In 1963, Barry Keenan was a young man who wanted to be big news. He heard God’s voice on the radio telling him that kidnapping singer Frank Sinatra's son would be his ticket to the top. "And the radio wasn't even on," actor John Stamos said. Stamos narrates a podcast about the infamous kidnapping of Frank Sinatra Jr. that debuted Tuesday, the Los Angeles Times reports. Keenan's mental health is just one part of the twisting tale, which Stamos had long wanted to tell. The actor-musician's route to this point is a story in itself. Here's what happened:
- Keenan was a student at UCLA in 1963 who'd gone to grade school with Frank Sinatra Jr.'s sister Nancy. An auto accident left him in chronic pain, addicted to pain killers, and broke, per Esquire. He decided ransom would be the windfall he needed.
- The singer was chosen as a victim because Keenan said he knew him to be tough; Sinatra had long been suspected of involvement in organized crime. "It wouldn't be morally wrong to put him through a few hours of grief worrying about his son," Keenan once said, per the Washington Post.
The Grand Scheme: Snatching Sinatra
- That December, Keenan and two accomplices seized the singer's son in a hotel room in Lake Tahoe, where Sinatra Jr., a 19-year-old singer, was performing. They left a band member who was there tied up and drove Sinatra to Los Angeles, where the victim was held for four days. A call to his father relayed the demand for $240,000 in ransom, and the FBI dropped off the money as instructed.

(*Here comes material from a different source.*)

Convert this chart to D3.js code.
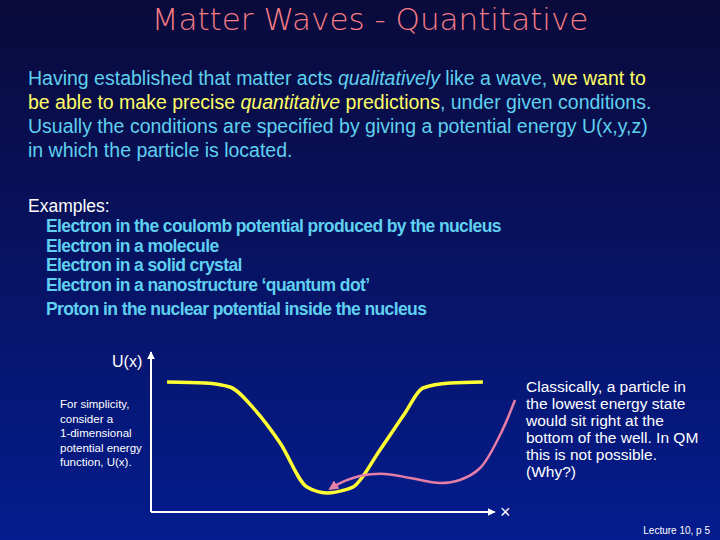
<!DOCTYPE html>
<html lang="en">
<head>
<meta charset="UTF-8">
<title>Matter Waves - Quantitative</title>
<script src="https://d3js.org/d3.v7.min.js"></script>
<style>
  body { margin: 0; }
  text { font-family: 'Liberation Sans', Arial, sans-serif; }
</style>
</head>
<body>
<svg width="720" height="540"></svg>
<script>
// potential well U(x), in axis units (0..100 each way)
const wellX = [4.6, 15.5, 22.6, 29.8, 37, 44.7, 50.4, 55.6, 57.9, 65.6, 72.8, 77.9, 85.7, 95.1];
const wellU = [81.3, 80.6, 78.1, 63.8, 43.1, 15.6, 11.9, 13.8, 15.6, 38.8, 61.9, 77.5, 80.6, 81.3];
// pink pointer arrow
const arrowX = [104.3, 100, 94.3, 88.5, 82.8, 74.2, 67, 59.9, 54.2, 51.3];
const arrowY = [70, 48.1, 27.5, 20, 18.1, 21.3, 23.8, 22.5, 18.1, 14.4];

const examples = [
  "Electron in the coulomb potential produced by the nucleus",
  "Electron in a molecule",
  "Electron in a solid crystal",
  "Electron in a nanostructure \u2018quantum dot\u2019"
];
const sideNote = ["For simplicity,", "consider a", "1-dimensional", "potential energy", "function, U(x)."];
const classical = ["Classically, a particle in", "the lowest energy state", "would sit right at the",
  "bottom of the well. In QM", "this is not possible.", "(Why?)"];

const svg = d3.select("svg");
const defs = svg.append("defs");
const grad = defs.append("linearGradient").attr("id", "bg").attr("x1", 0).attr("y1", 0).attr("x2", 0).attr("y2", 1);
grad.append("stop").attr("offset", "0%").attr("stop-color", "#0a0a3a");
grad.append("stop").attr("offset", "100%").attr("stop-color", "#041c8e");
svg.append("rect").attr("width", 720).attr("height", 540).attr("fill", "url(#bg)");

defs.append("marker").attr("id", "wh").attr("viewBox", "0 0 10 10").attr("refX", 9).attr("refY", 5)
  .attr("markerWidth", 4).attr("markerHeight", 4).attr("orient", "auto")
  .append("path").attr("d", "M0,0L10,5L0,10z").attr("fill", "white");
defs.append("marker").attr("id", "ph").attr("viewBox", "0 0 10 10").attr("refX", 8).attr("refY", 5)
  .attr("markerWidth", 4).attr("markerHeight", 4).attr("orient", "auto")
  .append("path").attr("d", "M0,0L10,5L0,10z").attr("fill", "#e57fa8");

const cyan = "#5fd0f0", yellow = "#ffff66";

svg.append("text").attr("x", 370).attr("y", 30).attr("text-anchor", "middle")
  .attr("fill", "#f47c86").attr("font-size", 31)
  .style("font-family", "'DejaVu Sans', sans-serif").style("font-weight", 300)
  .text("Matter Waves - Quantitative");

const para = svg.append("text").attr("font-size", 19.5).attr("fill", cyan);
const line = (y, parts) => {
  parts.forEach(([t, c, it], i) => {
    const s = para.append("tspan").text(t).attr("fill", c || cyan);
    if (i === 0) s.attr("x", 28).attr("y", y);
    if (it) s.attr("font-style", "italic");
  });
};
line(85, [["Having established that matter acts "], ["qualitatively", null, true], [" like a wave, "], ["we want to", yellow]]);
line(109, [["be able to make precise ", yellow], ["quantitative", yellow, true], [" predictions", yellow], [", under given conditions."]]);
line(133, [["Usually the conditions are specified by giving a potential energy U(x,y,z)"]]);
line(157, [["in which the particle is located."]]);

svg.append("text").attr("x", 28).attr("y", 212).attr("fill", "white").attr("font-size", 17.5).text("Examples:");
svg.selectAll("text.ex").data(examples).join("text").attr("class", "ex")
  .attr("x", 46).attr("y", (d, i) => 232 + i * 19.5).attr("fill", cyan).attr("font-size", 17.5)
  .style("font-weight", "bold").style("letter-spacing", "-0.6px").text(d => d);
svg.append("text").attr("x", 46).attr("y", 315).attr("fill", cyan).attr("font-size", 17.5)
  .style("font-weight", "bold").style("letter-spacing", "-0.6px")
  .text("Proton in the nuclear potential inside the nucleus");

// plot
const x = d3.scaleLinear().domain([0, 100]).range([151, 500]);
const y = d3.scaleLinear().domain([0, 100]).range([512, 352]);

svg.append("line").attr("x1", x(0)).attr("y1", y(0)).attr("x2", x(0)).attr("y2", y(100))
  .attr("stroke", "white").attr("stroke-width", 2).attr("marker-end", "url(#wh)");
svg.append("line").attr("x1", x(0)).attr("y1", y(0)).attr("x2", x(98.5)).attr("y2", y(0))
  .attr("stroke", "white").attr("stroke-width", 2).attr("marker-end", "url(#wh)");
svg.append("text").attr("x", 112).attr("y", 367).attr("fill", "white").attr("font-size", 16).text("U(x)");
svg.append("text").attr("x", 500).attr("y", 518).attr("fill", "white").attr("font-size", 18).text("\u00d7");

const smooth = d3.line().x(d => x(d[0])).y(d => y(d[1])).curve(d3.curveMonotoneX);
const lineGen = d3.line().x(d => x(d[0])).y(d => y(d[1])).curve(d3.curveCatmullRom);
svg.append("path").datum(d3.zip(wellX, wellU)).attr("d", smooth)
  .attr("fill", "none").attr("stroke", "#ffff33").attr("stroke-width", 3.5);
svg.append("path").datum(d3.zip(arrowX, arrowY)).attr("d", lineGen)
  .attr("fill", "none").attr("stroke", "#e57fa8").attr("stroke-width", 2.5).attr("marker-end", "url(#ph)");

svg.selectAll("text.side").data(sideNote).join("text").attr("class", "side")
  .attr("x", 60).attr("y", (d, i) => 408 + i * 14.5).attr("fill", "white").attr("font-size", 11.5).text(d => d);
svg.selectAll("text.cl").data(classical).join("text").attr("class", "cl")
  .attr("x", 526).attr("y", (d, i) => 392 + i * 17).attr("fill", "white").attr("font-size", 15.5).text(d => d);
svg.append("text").attr("x", 710).attr("y", 534).attr("text-anchor", "end").attr("fill", "white")
  .attr("font-size", 10).text("Lecture 10, p 5");
</script>
</body>
</html>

- While Keenan and another man went to pick up the cash, the third grew nervous and let Frank Jr. go. He walked until he ran across a security guard in Bel Air, who drove him to his mother's house. A few days later, a brother of one of the men called police, and the kidnappers were arrested and almost all the money recovered.
- All three were sentenced to 75 years in prison, but after psychiatric evaluations, Keenan was released 4½ years into the sentence. He would go on to make millions in real estate and is now 81. "He's a bright man," Stamos said, "and he just wanted to take a shortcut to everything."
- How the tale got to Stamos is convoluted. Keenan wrote down his story while in prison and gave the manuscript to surf music pop star Dean Torrence of Jan and Dean as repayment for money owed. Torrence gave it to Stamos with the understanding that he'd produce it in some form. Stamos didn't know how to do that and "just threw it in a box."
- "I've been trying on all fronts to get the story out," Stamos said. He was in his 20s when he got the manuscript and is 57 now. He'd also like to see it told in a TV series; it's too involved for a movie, he said, though Operation Blue Eyes, an unrelated film about the kidnapping, is in the works, per Deadline.